If the County Assessor of your county uses the market value as the assessed value of your property, your property tax bill will increase or decrease with the changes in the market value of your property. In turn, the market value of your property changes based on the market forces that drive the real estate market. Therefore, the tax on your real property is subject to both market forces and the government. If real estate prices are soaring, property tax bills will also show higher payable amounts. Before 1978, the government was on the receiving side of these benefits because of ever-increasing real estate prices. However, the assessed value was no longer allowed to increase based on market values of property after 1978.

Prior to 1978, there were no prescribed limits on assessing initial assessed value at a base year values, increasing the assessed value from year to year, or increasing the rate of property tax. The passage of Proposition 13 in 1978 prescribed these limits and curtailed many of the methods of the government to tax real properties.

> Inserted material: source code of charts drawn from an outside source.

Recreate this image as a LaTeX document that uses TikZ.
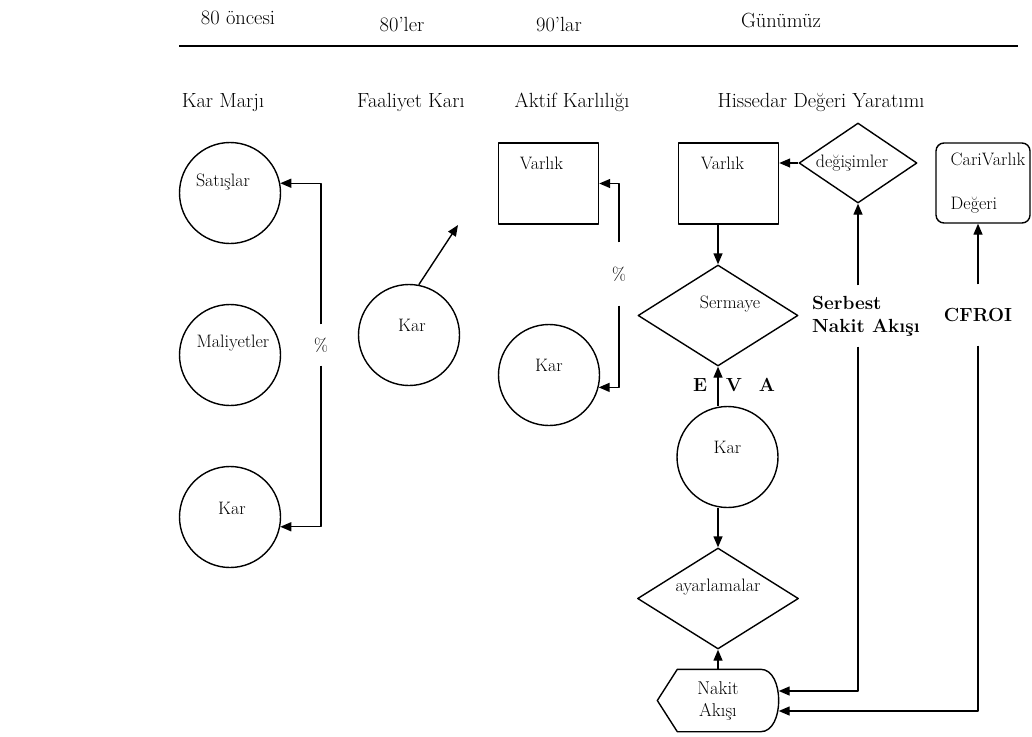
\documentclass[tikz,border=0pt]{standalone}
\usetikzlibrary{arrows.meta,shapes.geometric}
\begin{document}
\begin{tikzpicture}[x=1pt,y=-1pt,line width=1.4pt,line join=round,>={Triangle[length=11pt,width=9pt]},
  every node/.style={font=\fontsize{18}{21}\selectfont},
  head/.style={font=\fontsize{20.5}{24}\selectfont},
  ring/.style={circle,draw,minimum size=101pt,inner sep=0pt},
  box/.style={rectangle,draw,minimum width=100pt,minimum height=81pt,inner sep=0pt},
  rhomb/.style={diamond,draw,inner sep=0pt},
  bold/.style={font=\fontsize{19}{23}\selectfont\bfseries},
  gap/.style={minimum height=60pt,inner sep=0pt}]
  \useasboundingbox (0,0) rectangle (1032,736);

  % eras
  \node[head] (h80) at (238,18) {80 öncesi};
  \node[head] (h80s) at (402,25) {80’ler};
  \node[head] (h90s) at (559,25) {90’lar};
  \node[head] (hgun) at (781,20) {Günümüz};
  \draw[line width=1.6pt] (179,46) -- (1018,46);

  \node[head] (hkm) at (223,103) {Kar Marjı};
  \node[head] (hfk) at (411,102) {Faaliyet Karı};
  \node[head] (hak) at (572,102) {Aktif Karlılığı};
  \node[head] (hhd) at (821,102) {Hissedar Değeri Yaratımı};

  % kar marji
  \node[ring,label={[xshift=-7pt,yshift=11pt]center:Satışlar}] (sat) at (230,193) {};
  \node[ring,label={[xshift=3pt,yshift=12pt]center:Maliyetler}] (mal) at (230,355) {};
  \node[ring,label={[xshift=2pt,yshift=9pt]center:Kar}] (karA) at (230,517) {};
  \node[gap,minimum height=40pt] (pctA) at (321,345) {\%};
  \draw[->] (pctA.north) |- (sat.11);
  \draw[->] (pctA.south) |- (karA.-11);

  % faaliyet kari
  \node[ring,label={[xshift=3pt,yshift=10pt]center:Kar}] (karB) at (409,335) {};
  \coordinate (karBout) at (458,225);
  \draw[->] (karB.79) -- (karBout);

  % aktif karliligi
  \node[box,label={[xshift=-7pt,yshift=20pt]center:Varlık}] (varA) at (548.5,183.5) {};
  \node[ring,label={[yshift=10pt]center:Kar}] (karC) at (549,375) {};
  \node[gap,minimum height=62pt] (pctB) at (619,274) {\%};
  \draw[->] (pctB.north) |- (varA.east);
  \draw[->] (pctB.south) |- (karC.-14);

  % hissedar degeri
  \node[box,label={[xshift=-6pt,yshift=20pt]center:Varlık}] (varB) at (728.5,183.5) {};
  \node[rhomb,minimum width=160pt,minimum height=101pt,label={[xshift=12pt,yshift=11pt]center:Sermaye}] (serm) at (718,315.5) {};
  \node[ring,label={[yshift=10pt]center:Kar}] (karD) at (727.5,457) {};
  \node[rhomb,minimum width=161pt,minimum height=101pt,label={[yshift=11pt]center:ayarlamalar}] (ayar) at (718,598.5) {};
  \node[minimum width=120pt,minimum height=61pt,inner sep=0pt,align=center,font=\fontsize{18.5}{22}\selectfont] (nakit) at (718,700.5) {Nakit\\Akışı};
  \draw (nakit.west) -- ([xshift=20pt]nakit.north west) -- ([xshift=-18pt]nakit.north east)
    .. controls ([xshift=6pt]nakit.north east) and ([xshift=6pt]nakit.south east) .. ([xshift=-18pt]nakit.south east)
    -- ([xshift=20pt]nakit.south west) -- cycle;
  \draw[->] (varB.south -| serm.north) -- (serm.north);
  \draw[->] (karD.north -| serm.south) -- (serm.south);
  \draw[->] (karD.south -| ayar.north) -- (ayar.north);
  \draw[->] (nakit.north) -- (ayar.south);
  \foreach \l/\x in {E/700,V/734,A/767}
    \node[bold] (eva\l) at (\x,385) {\l};

  \node[rhomb,minimum width=118pt,minimum height=80pt,label={[xshift=-6pt]center:değişimler}] (degis) at (858,163) {};
  \draw[->] (degis.west) -- (degis.west -| varB.east);
  \node[bold,gap,align=left] (sna) at (866,316) {Serbest\\Nakit Akışı};
  \draw[->] (sna.north -| degis.south) -- (degis.south);
  \draw[->] (sna.south -| degis.south) |- ([yshift=9.5pt]nakit.east);

  \node[draw,rounded corners=8pt,minimum width=94pt,minimum height=80pt,inner sep=0pt,
    label={[xshift=5pt,align=left]center:CariVarlık\\[23pt]Değeri}] (cari) at (983,183) {};
  \node[bold,gap] (cfroi) at (978,315) {CFROI};
  \draw[->] (cfroi.north) -- (cfroi.north |- cari.south);
  \draw[->] (cfroi.south) |- ([yshift=-10.5pt]nakit.east);
\end{tikzpicture}
\end{document}
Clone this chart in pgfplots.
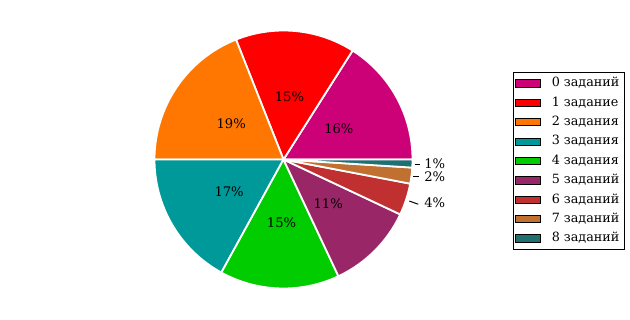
\documentclass[border=0pt]{standalone}
\usepackage{pgfplots}
\pgfplotsset{compat=1.18}
\usepackage{pgfplotstable}
\usepackage{fontspec}
\setmainfont{DejaVu Serif}

\definecolor{c0}{RGB}{204,0,119}
\definecolor{c1}{RGB}{255,0,0}
\definecolor{c2}{RGB}{255,119,0}
\definecolor{c3}{RGB}{0,153,153}
\definecolor{c4}{RGB}{0,204,0}
\definecolor{c5}{RGB}{153,38,102}
\definecolor{c6}{RGB}{192,48,48}
\definecolor{c7}{RGB}{192,112,48}
\definecolor{c8}{RGB}{31,112,112}

\pgfplotstableread[col sep=comma]{
label,value,color
0 заданий,16,c0
1 задание,15,c1
2 задания,19,c2
3 задания,17,c3
4 задания,15,c4
5 заданий,11,c5
6 заданий,4,c6
7 заданий,2,c7
8 заданий,1,c8
}\piedata

\begin{document}
\begin{tikzpicture}
\begin{axis}[
  x=1.29in, y=1.29in,
  xmin=-2.1977, xmax=2.6860, ymin=-1.2442, ymax=1.2364,
  hide axis, clip=false,
  legend cell align=left,
  legend style={at={(0.8143,0.775)}, anchor=north west, draw=black, line width=0.7pt,
    font=\fontsize{9.2}{11}\selectfont, inner sep=1pt,
    nodes={text height=6.8pt, text depth=2pt, inner ysep=2.6pt, inner xsep=2.5pt}},
  legend image code/.code={\draw[#1, line width=0.7pt] (0pt,-2.6pt) rectangle (18pt,2.6pt); \path (23.5pt,0pt);},
]
\path (rel axis cs:0,0) rectangle (rel axis cs:1,1);
\pgfplotstablegetrowsof{\piedata}\pgfmathtruncatemacro\N{\pgfplotsretval-1}
\def\cum{0}
\pgfplotsforeachungrouped \i in {0,...,\N}{%
  \pgfplotstablegetelem{\i}{value}\of{\piedata}\let\v\pgfplotsretval
  \pgfplotstablegetelem{\i}{color}\of{\piedata}\let\c\pgfplotsretval
  \pgfplotstablegetelem{\i}{label}\of{\piedata}\let\lab\pgfplotsretval
  \pgfmathsetmacro\a{3.6*\cum}%
  \pgfmathsetmacro\b{3.6*(\cum+\v)}%
  \pgfmathsetmacro\m{(\a+\b)/2}%
  \edef\temp{\noexpand\fill[fill=\c, draw=white, line width=1.3pt, line join=round] (axis cs:0,0) -- +(\a:1.29in) arc[start angle=\a, end angle=\b, radius=1.29in] -- cycle;}\temp
  \ifdim\v pt<5pt\else
    \edef\temp{\noexpand\node[font=\noexpand\fontsize{9.5}{11}\noexpand\selectfont] at ([shift={(\m:0.632in)}]axis cs:0,0) {\v\noexpand\%};}\temp
  \fi
  \edef\temp{\noexpand\addlegendimage{fill=\c, draw=black}\noexpand\addlegendentry{\lab}}\temp
  \pgfmathsetmacro\cum{\cum+\v}%
}
\draw[line width=0.7pt] (axis cs:1.019,-0.035) -- (axis cs:1.058,-0.035);
\node[anchor=west, inner sep=0pt, font=\fontsize{9.5}{11}\selectfont] at (axis cs:1.089,-0.030) {1\%};
\draw[line width=0.7pt] (axis cs:1.004,-0.133) -- (axis cs:1.050,-0.133);
\node[anchor=west, inner sep=0pt, font=\fontsize{9.5}{11}\selectfont] at (axis cs:1.089,-0.136) {2\%};
\draw[line width=0.7pt] (axis cs:0.975,-0.322) -- (axis cs:1.045,-0.347);
\node[anchor=west, inner sep=0pt, font=\fontsize{9.5}{11}\selectfont] at (axis cs:1.089,-0.337) {4\%};
\end{axis}
\end{tikzpicture}
\end{document}
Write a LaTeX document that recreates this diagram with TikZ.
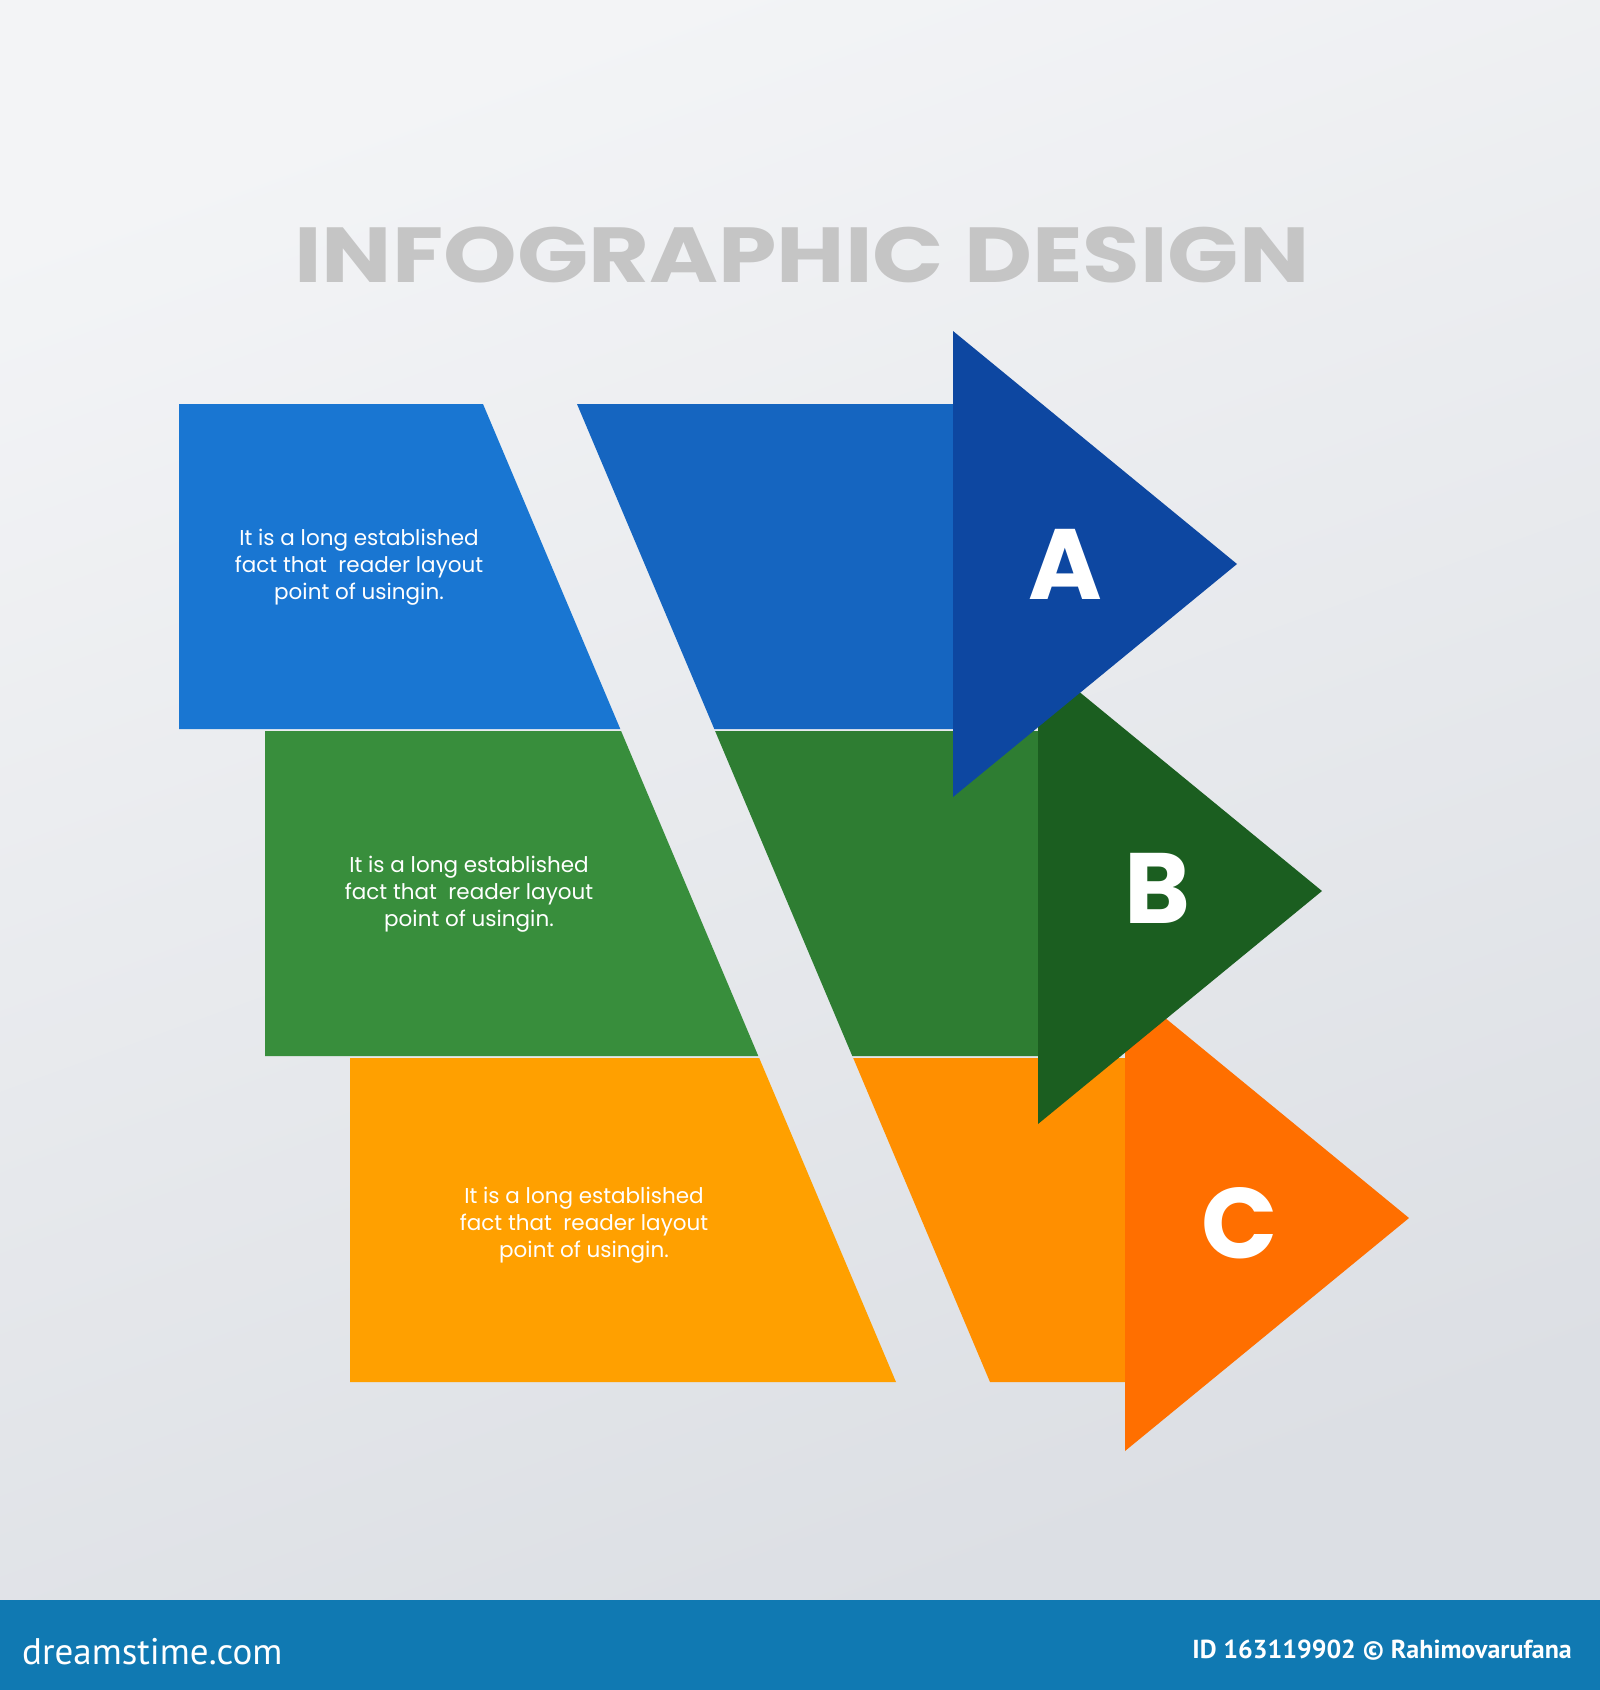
\documentclass[tikz,border=0pt]{standalone}
\usepackage{fontspec}
\setmainfont{Poppins}
\newfontfamily\barfont{PT Sans}
\usetikzlibrary{positioning}
\definecolor{bgTop}{HTML}{F3F4F6}
\definecolor{bgBot}{HTML}{DCDFE4}
\definecolor{titleGray}{HTML}{C5C5C5}
\definecolor{barBlue}{HTML}{1079B2}
\definecolor{blueL}{HTML}{1976D2}
\definecolor{blueR}{HTML}{1565C0}
\definecolor{blueT}{HTML}{0D47A1}
\definecolor{greenL}{HTML}{388E3C}
\definecolor{greenR}{HTML}{2E7D32}
\definecolor{greenT}{HTML}{1B5E20}
\definecolor{orangeL}{HTML}{FFA000}
\definecolor{orangeR}{HTML}{FF8F00}
\definecolor{orangeT}{HTML}{FF6F00}

\begin{document}
\begin{tikzpicture}[x=1pt,y=1pt,yscale=-1,xscale=1,
  blurb/.style={text=white,font=\fontsize{21.5}{27}\selectfont,align=center,inner sep=0.75pt},
  letter/.style={text=white,font=\bfseries\fontsize{100}{100}\selectfont,inner sep=0pt},
  bartext/.style={text=white,inner sep=0pt}]
\useasboundingbox (0,0) rectangle (1600,1690);
\shade [top color=bgTop,bottom color=bgBot,shading angle=20] (0,0) rectangle (1600,1600);
\fill [barBlue] (0,1600) rectangle (1600,1690);
\draw (802,255) node [anchor=center][inner sep=0pt][text=titleGray][xscale=1.2][font=\bfseries\fontsize{78}{78}\selectfont] (title) {INFOGRAPHIC DESIGN};
\fill [blueL] (179,404) -- (483,404) -- (620.3,729) -- (179,729) -- cycle ;
\fill [blueR] (577,404) -- (953,404) -- (953,729) -- (714.3,729) -- cycle ;
\fill [greenL] (265,731) -- (621.1,731) -- (758.3,1056) -- (265,1056) -- cycle ;
\fill [greenR] (715.1,731) -- (1038,731) -- (1038,1056) -- (852.3,1056) -- cycle ;
\fill [orangeL] (350,1058) -- (759.2,1058) -- (896,1382) -- (350,1382) -- cycle ;
\fill [orangeR] (853.2,1058) -- (1125,1058) -- (1125,1382) -- (990,1382) -- cycle ;
\fill [orangeT] (1125,985) -- (1409,1218) -- (1125,1451) -- cycle ;
\fill [greenT] (1038,658) -- (1322,891) -- (1038,1124) -- cycle ;
\fill [blueT] (953,331) -- (1237,564) -- (953,797) -- cycle ;
\draw (359,567) node [blurb] (txtA) {It is a long established\\fact that\ \ reader layout\\point of usingin.};
\draw (469,894) node [blurb] (txtB) {It is a long established\\fact that\ \ reader layout\\point of usingin.};
\draw (584,1225) node [blurb] (txtC) {It is a long established\\fact that\ \ reader layout\\point of usingin.};
\draw (1065,564) node [letter] (letA) {A};
\draw (1157,888) node [letter] (letB) {B};
\draw (1240,1223) node [letter] (letC) {C};
\draw (22,1652) node [anchor=west][bartext][font=\barfont\fontsize{37}{37}\selectfont] (site) {dreamstime.com};
\draw (1572,1650) node [anchor=east][bartext][font=\barfont\bfseries\fontsize{26}{26}\selectfont] (credit) {ID 163119902 © Rahimovarufana};
\end{tikzpicture}
\end{document}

Proposition 13 has limited the government’s power to tax

In June 1978, California voters approved Proposition 13 to change property taxation in California. The passage of Proposition 13:

1. Limited the property tax rate applied to assessed values to 1 percent plus additional rates to retire bonded indebtedness;
2. Placed explicit limitations on the power of the government to impose additional property taxes; and
3. Limited increases in assessed values.

Proposition 13 limited the power of the government to assign values to properties by fixing base values for properties at market values of 1975 in general. After its passage in 1978, the assessment procedure of real properties for property tax has dramatically changed. Real property values for property tax purposes are now rolled back to their March 1, 1975, values before any increase in them and before calculating property tax on these values.

In addition to fixing the base values, Proposition 13 further limited the government’s power to tax by placing strict upper limits on annual increases in assessed values. The assessed value of a property cannot increase by more than 2% in any given year. This means both the initial assessment of a property and its yearly increase are now limited.

After Proposition 13, a County Assessor annually assesses all real property in California annually on January 1. Under the Revenue & Taxation Code, two values are compared, and the greater of the two is assigned as the assessed value for the property:

1. Base Year Value as of March 1, 1975 plus adjustment for inflation; and
2. Base Year Value as of the date of recent change in ownership.

Base Year Value as of the date of new construction is also relevant because new construction also triggers reassessment. However, reassessment based on new construction is beyond the scope of this article/eBook.

Thus, Base Year Value of March 1, 1975 plus adjustment will be the assessed value of your property unless there is new construction on your property, or the property is transferred through sale. Therefore, any new construction or transfer is likely to result in a higher assessed values for your property.

A base year value is the full cash value or fair market value of the property. The base year value is adjusted for inflation at a specified rate. Since Proposition 13 placed a limit on the annual increase in assessed value, the base year value cannot be increased by more than 2% in a year, unless the property is transferred or new construction takes place.

The law defines fair market value as the full cash value of real property or its equivalent. It is the amount of cash that the seller of the real property would expect to receive on the open market if neither party were under an exigency to enter into the transaction and both parties were fully informed about any advantages or disadvantage associated with the property.

After the passage of Proposition 13, the value of real property in California, for property tax purposes, does not necessarily increase to keep pace with its current fair market value. However, a change in ownership can result in the assessed value being increased to the current market value, regardless of its previous assessed value.